First thread returning a score of the last move to be searched can determine the final minimax score of the node, write that score in the hash and close the hash entry. Other threads returning will use the score from the hash, because the stack frame containing the common maximum might already have been deallocated by the thread that entered the node first (if it does not leave it last).
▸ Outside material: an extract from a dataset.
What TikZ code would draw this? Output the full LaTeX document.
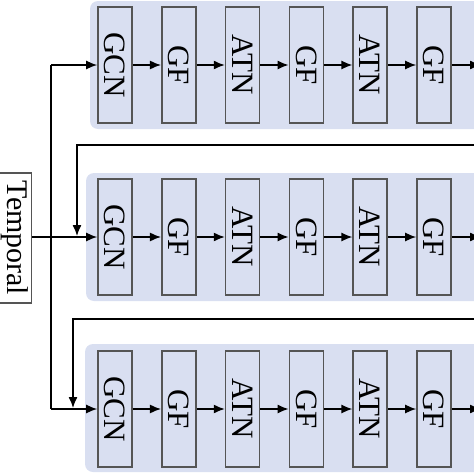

It sounds attractive to have a way to abort searches in progress, if in a splitpoint one of the threads stumbles on an unexpected cut-move. I wonder if this would have a large impact, though. Unexpected fail highs usually take a much longer search than the expected fail lows, so if one move in an expected all-node fails high, the search of all other moves that did fail low is likely to have finished already. The involved threads should preferrably be drawn to the move that is in the process of failing high (rather than back off to a lower level, or start new parallel searches). The maximum number of threads that could be employed usefully for a search of a certain depth will depend on if it is a cutt-move or a fail low. If the original assumption was fail-low, leading to some threads effecting a split and start searching brothers, the fact that the daughter node does not find a cut-move amongst the first 3 moves might be used to set a flag in the parent to indicate that this move is now expected to become a cut-move, and as such become unsaturated. Helping in the search of a node that is being searched in general has priority over searching brothers (as long as it is not saturated yet). Note that this requires the search to be unusual in the sense that it should be possible for a thread to search moves that were skipped before.
All this seems rather straightforward to program, and very efficient.